Jerry Seltzer explains one such act of rebellion in his blog The Funny Days of Roller Derby :  “…for the upcoming Holidays all decorations were subject to approval ‘for taste’…Herb [Michelson] and I looked at each other and he wrote the perfect letter, stating that a majority of our staff was Jewish (they were not) and we had an oversize 6- foot high Menorah with huge candles and felt this was an infringement on our religious freedom…shortly thereafter we had a request for a meeting that afternoon.   In came about a dozen people.  It was explained to us that of course they would allow us to do it, but they would have security on hand, members of the fire department to stand by...We were chagrined and told them we would just use electric candles.” 

If you ask me, the early promoters of roller derby were revolutionaries! They did what they wanted and they didn’t take shit from anybody! It would serve us well to study what made roller derby such a success. It wasn’t skating talent alone, it took progressive thinking, innovation, and perseverance.

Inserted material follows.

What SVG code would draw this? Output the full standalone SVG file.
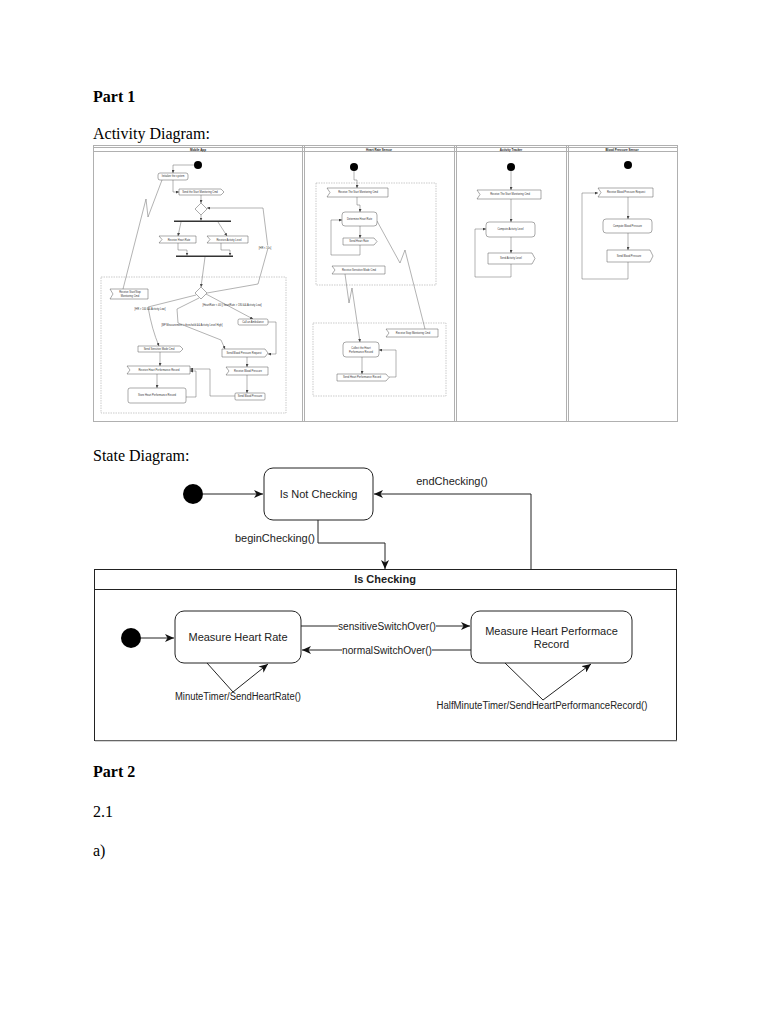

Roller derby was founded on the idea of pleasing fans. Leo Seltzer saw early on that roller derby needed to grow and adapt as audiences’ needs changed, and he evolved the sport from a cross-country race into what it is today. It’s time for a new wave of roller derby to emerge yet again. And it’s not devaluing the integrity of the sport, it is giving the fans what they want- just as Leo Seltzer would have had it. So I say dream big and push that envelope, for derby’s sake!